CEMENT MASONS HEALTH WELFARE, ETC. v. KIRKWOOD-BLY

United States District Court, Northern District of California (1981)

Facts

Issue

Holding — Peckham, C.J.

Rule

Reasoning

Deep Dive: How the Court Reached Its Decision

Court's Jurisdiction Over Labor Disputes

The court began by addressing the jurisdictional principles governing labor disputes, particularly those related to the National Labor Relations Act (NLRA). It recognized that the NLRA vests primary jurisdiction for unfair labor practice claims in the National Labor Relations Board (NLRB), meaning that district courts typically lack jurisdiction over matters that fall under this category. The court cited the landmark case of San Diego Building Trades Council v. Garmon, which established that when an activity arguably pertains to sections 7 or 8 of the NLRA, state and federal courts must defer to the NLRB's exclusive competence. In contrast, suits to enforce collective bargaining agreements generally lie within the jurisdiction of district courts under 29 U.S.C. § 185(a). However, the court pointed out that if a claim arises under the NLRA, the NLRB retains jurisdiction, emphasizing the complexity of the jurisdictional landscape in labor law disputes.

Relationship Between Expired Agreements and Continuing Obligations

The court examined the plaintiffs' argument that the collective bargaining agreement's terms could "survive" its expiration, specifically regarding the obligation to make trust fund contributions.
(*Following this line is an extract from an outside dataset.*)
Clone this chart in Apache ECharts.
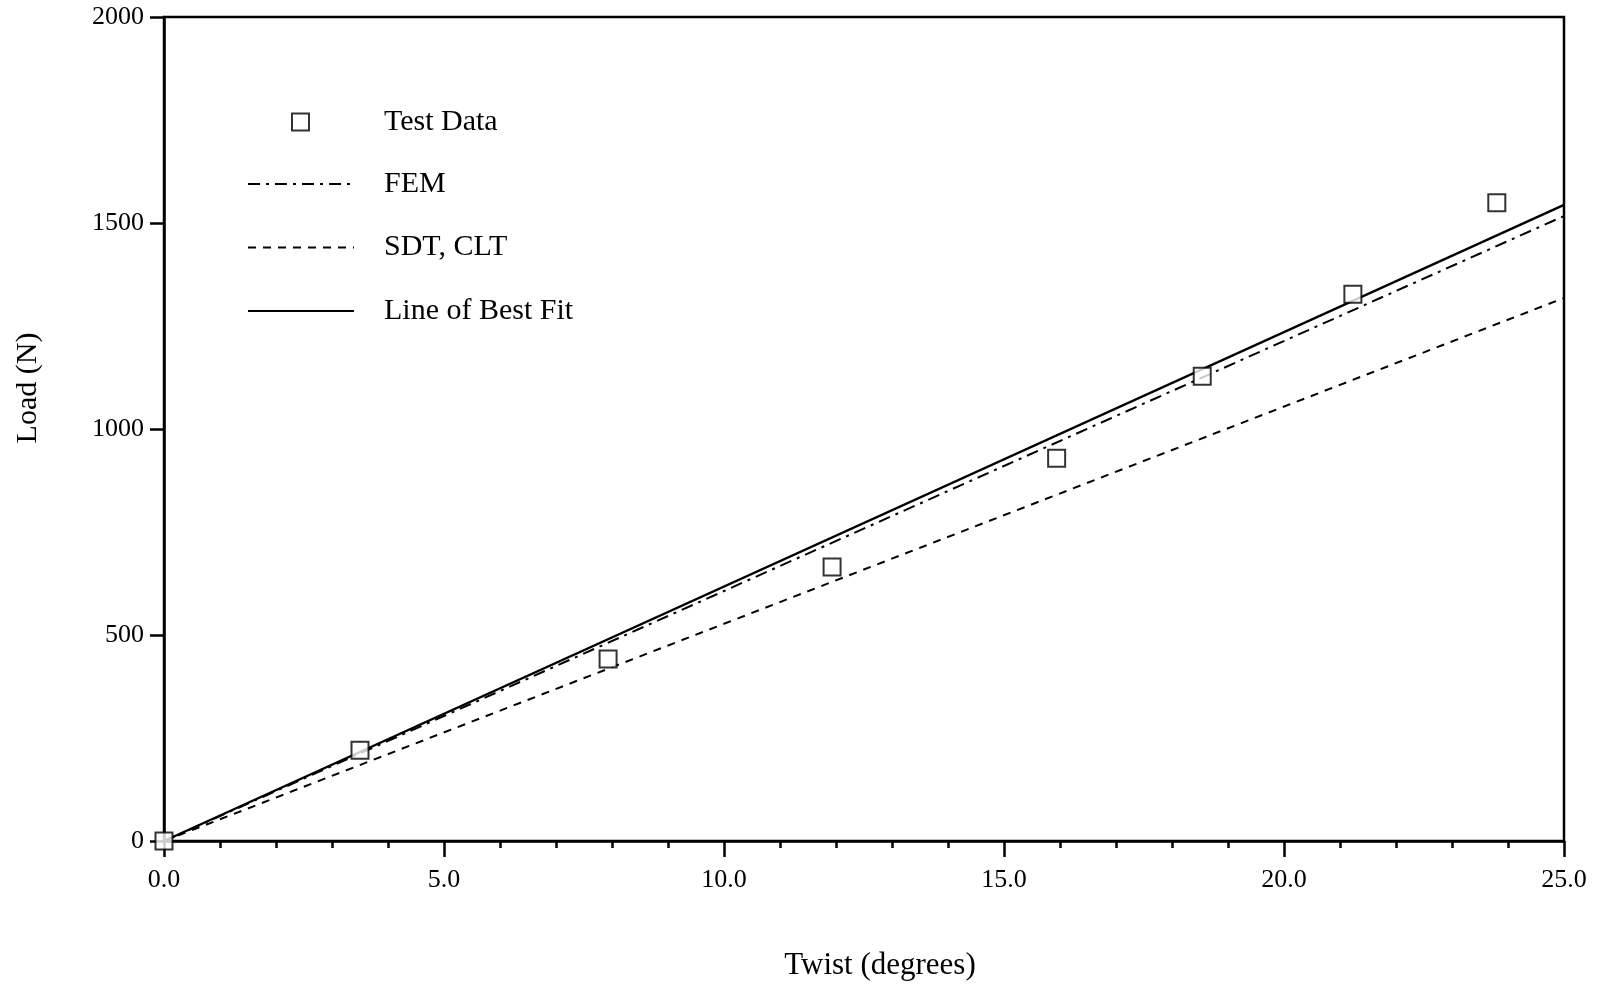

It acknowledged that, during negotiations for a new agreement, an employer must maintain the status quo concerning mandatory bargaining subjects, including trust fund contributions. However, the court clarified that this obligation did not transform the expired agreement into a legally binding contract enforceable in district court. Instead, the continuation of contributions was tied to the provisions of section 8(a)(5) of the NLRA, which mandates that employers refrain from unilaterally changing employment terms after a contract's expiration. Thus, the court concluded that while the terms of the previous agreement may inform the employer's obligations, they do not create a basis for enforcing an expired contract in the district court.

Plaintiffs' Reliance on Precedent

The court addressed the plaintiffs' reliance on various cases to support their claim that they could enforce contributions despite the expiration of the collective bargaining agreement. It noted that the cases cited by the plaintiffs primarily arose from NLRB proceedings, where the board had jurisdiction over unfair labor practices. The court emphasized that these precedents did not establish the right of a district court to enforce claims based on expired agreements under section 301 of the NLRA. Furthermore, the court highlighted that the Ninth Circuit's ruling in Waggoner v. McGray, Inc. reinforced the need to respect the NLRB's primary jurisdiction, especially when claims are rooted in potential unfair labor practices. Ultimately, the court found that the plaintiffs could not cite any case law permitting district courts to enforce expired agreements, which further undermined their position.

Statutory Requirements and Trust Fund Payments

The court further analyzed the statutory framework surrounding trust fund contributions, particularly the implications of 29 U.S.C. § 186(c). It recognized that this statute prohibits employers from making payments to employee representatives unless these payments are specified in a written agreement. The court clarified that while trust agreements executed separately from collective bargaining agreements could satisfy this statutory requirement, the mere existence of such agreements did not grant the district court jurisdiction over claims related to expired contracts. The court pointed out that the plaintiffs' argument misconstrued the nature of the trust agreements, which serve to delineate the framework for payments rather than create enforceable obligations post-expiration. Thus, the connection between the expired collective bargaining agreement and the trust fund contributions remained tenuous, further supporting the conclusion that the district court lacked jurisdiction.

Conclusion on Jurisdictional Authority

In conclusion, the court determined that the plaintiffs' claims were fundamentally linked to the NLRA and arose from allegations that fell under the NLRB's jurisdiction. Despite the plaintiffs' assertions that their case was grounded in the enforcement of a collective bargaining agreement, the court found that the essence of their claims related to the employer's obligations under the NLRA, specifically section 8(a)(5). As a result, the court granted the defendant's motion for summary judgment, emphasizing that it could not assert jurisdiction over the dispute. The court refrained from addressing the defendant's additional argument regarding the plaintiffs' failure to assert majority status, as the jurisdictional issue was dispositive. Ultimately, the court's ruling reinforced the principle that labor disputes, particularly those involving expired agreements and unfair labor practices, must be adjudicated within the framework established by the NLRA and the NLRB.